Records from a collection:
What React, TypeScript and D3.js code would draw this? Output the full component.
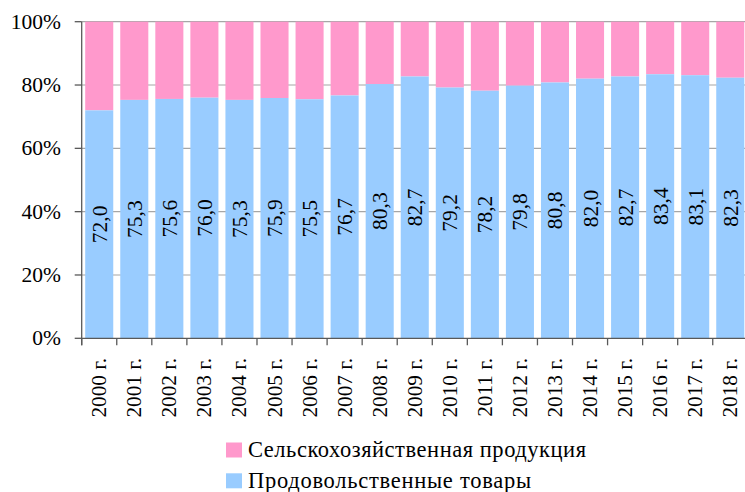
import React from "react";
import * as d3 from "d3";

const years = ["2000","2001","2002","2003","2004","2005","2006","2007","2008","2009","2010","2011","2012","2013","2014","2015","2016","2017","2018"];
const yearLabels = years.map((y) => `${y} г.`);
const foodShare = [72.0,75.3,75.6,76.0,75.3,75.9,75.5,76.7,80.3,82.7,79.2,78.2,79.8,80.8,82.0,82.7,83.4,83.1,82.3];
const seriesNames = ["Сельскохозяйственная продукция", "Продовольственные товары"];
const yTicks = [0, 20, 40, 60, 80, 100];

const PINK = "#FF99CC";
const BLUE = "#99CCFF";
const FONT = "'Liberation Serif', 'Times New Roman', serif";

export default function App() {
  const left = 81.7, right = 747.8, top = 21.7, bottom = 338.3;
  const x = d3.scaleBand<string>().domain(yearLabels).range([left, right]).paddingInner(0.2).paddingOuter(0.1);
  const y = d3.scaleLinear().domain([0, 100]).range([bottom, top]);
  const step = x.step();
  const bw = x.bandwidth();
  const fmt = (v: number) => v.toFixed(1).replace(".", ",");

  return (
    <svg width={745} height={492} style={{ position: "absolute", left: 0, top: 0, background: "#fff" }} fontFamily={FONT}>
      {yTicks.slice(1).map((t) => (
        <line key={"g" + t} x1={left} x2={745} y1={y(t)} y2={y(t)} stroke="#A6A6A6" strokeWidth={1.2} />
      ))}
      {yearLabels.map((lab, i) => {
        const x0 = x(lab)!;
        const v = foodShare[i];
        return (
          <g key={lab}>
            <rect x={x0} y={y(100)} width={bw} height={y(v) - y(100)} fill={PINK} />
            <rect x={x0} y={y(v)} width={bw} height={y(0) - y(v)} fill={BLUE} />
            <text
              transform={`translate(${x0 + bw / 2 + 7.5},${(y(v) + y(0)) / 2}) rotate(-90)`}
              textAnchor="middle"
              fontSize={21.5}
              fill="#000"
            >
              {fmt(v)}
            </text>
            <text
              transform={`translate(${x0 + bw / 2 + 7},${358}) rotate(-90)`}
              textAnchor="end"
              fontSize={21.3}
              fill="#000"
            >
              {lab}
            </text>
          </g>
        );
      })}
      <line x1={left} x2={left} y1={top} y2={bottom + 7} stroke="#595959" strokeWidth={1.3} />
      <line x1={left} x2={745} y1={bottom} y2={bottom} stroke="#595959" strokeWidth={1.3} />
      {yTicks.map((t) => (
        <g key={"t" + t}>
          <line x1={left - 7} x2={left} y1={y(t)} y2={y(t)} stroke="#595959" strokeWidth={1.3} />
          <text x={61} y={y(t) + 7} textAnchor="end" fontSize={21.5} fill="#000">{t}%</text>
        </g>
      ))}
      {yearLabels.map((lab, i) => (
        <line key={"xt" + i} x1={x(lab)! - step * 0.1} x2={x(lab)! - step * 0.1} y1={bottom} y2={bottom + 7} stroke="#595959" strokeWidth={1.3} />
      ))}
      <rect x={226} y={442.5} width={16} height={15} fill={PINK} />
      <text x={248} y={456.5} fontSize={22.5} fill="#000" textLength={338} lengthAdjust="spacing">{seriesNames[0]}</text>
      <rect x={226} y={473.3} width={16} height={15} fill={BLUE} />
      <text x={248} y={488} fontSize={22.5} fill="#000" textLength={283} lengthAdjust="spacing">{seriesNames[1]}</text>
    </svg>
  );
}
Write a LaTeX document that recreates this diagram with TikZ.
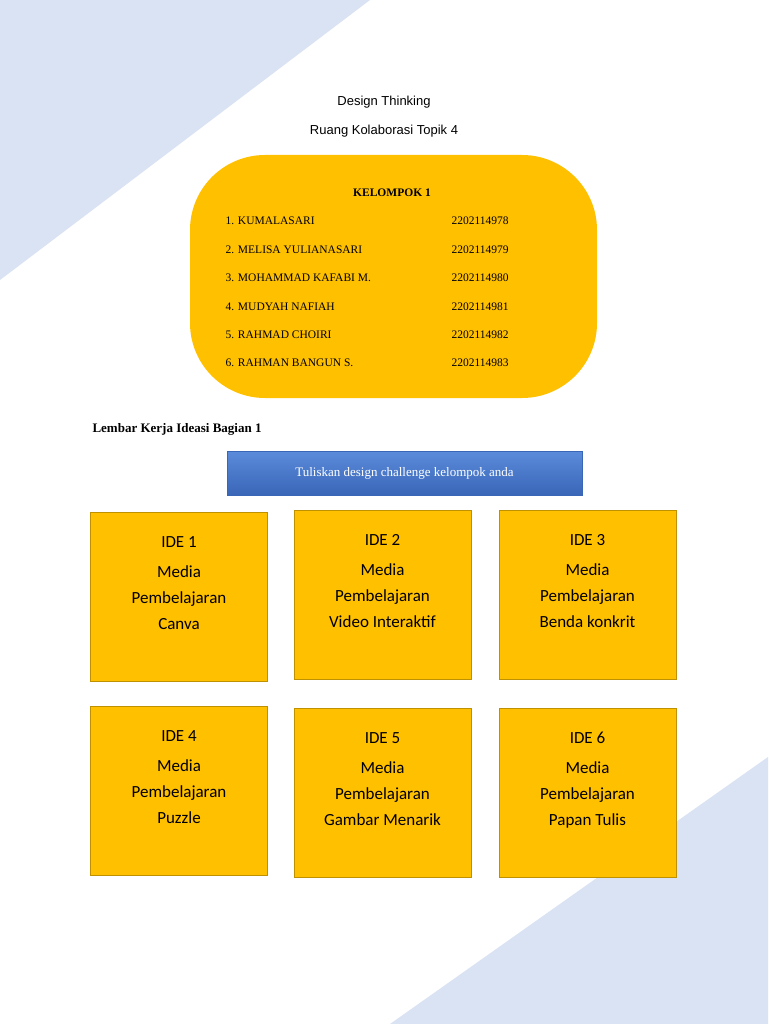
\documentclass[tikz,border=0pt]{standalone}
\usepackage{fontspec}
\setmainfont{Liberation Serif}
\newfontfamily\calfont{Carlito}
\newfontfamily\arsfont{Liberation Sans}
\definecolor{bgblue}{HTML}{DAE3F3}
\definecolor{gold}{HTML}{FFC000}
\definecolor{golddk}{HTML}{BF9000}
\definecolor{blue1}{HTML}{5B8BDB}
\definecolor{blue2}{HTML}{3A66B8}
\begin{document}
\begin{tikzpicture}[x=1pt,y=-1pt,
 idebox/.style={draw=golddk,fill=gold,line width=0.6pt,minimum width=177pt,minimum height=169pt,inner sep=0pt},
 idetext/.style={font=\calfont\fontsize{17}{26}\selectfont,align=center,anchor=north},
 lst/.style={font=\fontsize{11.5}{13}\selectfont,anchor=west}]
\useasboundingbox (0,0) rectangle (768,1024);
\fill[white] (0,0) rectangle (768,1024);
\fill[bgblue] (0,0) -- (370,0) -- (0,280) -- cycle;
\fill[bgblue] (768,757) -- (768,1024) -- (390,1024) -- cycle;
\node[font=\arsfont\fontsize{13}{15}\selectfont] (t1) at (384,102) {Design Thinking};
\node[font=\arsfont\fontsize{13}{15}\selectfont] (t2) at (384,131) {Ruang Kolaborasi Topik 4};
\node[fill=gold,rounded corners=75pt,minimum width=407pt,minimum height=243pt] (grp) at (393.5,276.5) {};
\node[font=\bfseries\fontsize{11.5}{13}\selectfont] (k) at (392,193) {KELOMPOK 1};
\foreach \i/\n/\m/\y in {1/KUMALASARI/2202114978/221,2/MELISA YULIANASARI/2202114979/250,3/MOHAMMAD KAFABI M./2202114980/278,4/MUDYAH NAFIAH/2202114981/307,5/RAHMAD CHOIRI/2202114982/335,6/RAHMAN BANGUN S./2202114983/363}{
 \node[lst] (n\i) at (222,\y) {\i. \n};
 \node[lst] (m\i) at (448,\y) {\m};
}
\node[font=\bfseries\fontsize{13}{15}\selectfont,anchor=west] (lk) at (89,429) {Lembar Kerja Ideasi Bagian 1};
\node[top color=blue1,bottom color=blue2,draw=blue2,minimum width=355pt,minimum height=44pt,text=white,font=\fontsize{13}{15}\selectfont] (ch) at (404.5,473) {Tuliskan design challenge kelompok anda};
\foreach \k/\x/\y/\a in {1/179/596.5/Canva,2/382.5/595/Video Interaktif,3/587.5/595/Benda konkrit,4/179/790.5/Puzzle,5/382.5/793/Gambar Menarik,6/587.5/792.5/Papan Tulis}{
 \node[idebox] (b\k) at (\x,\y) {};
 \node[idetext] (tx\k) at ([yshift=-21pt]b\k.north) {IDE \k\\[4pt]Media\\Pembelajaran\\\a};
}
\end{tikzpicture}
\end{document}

Short problem:
State how many lines of the material contain the string "React", with no other words.

The answer:
2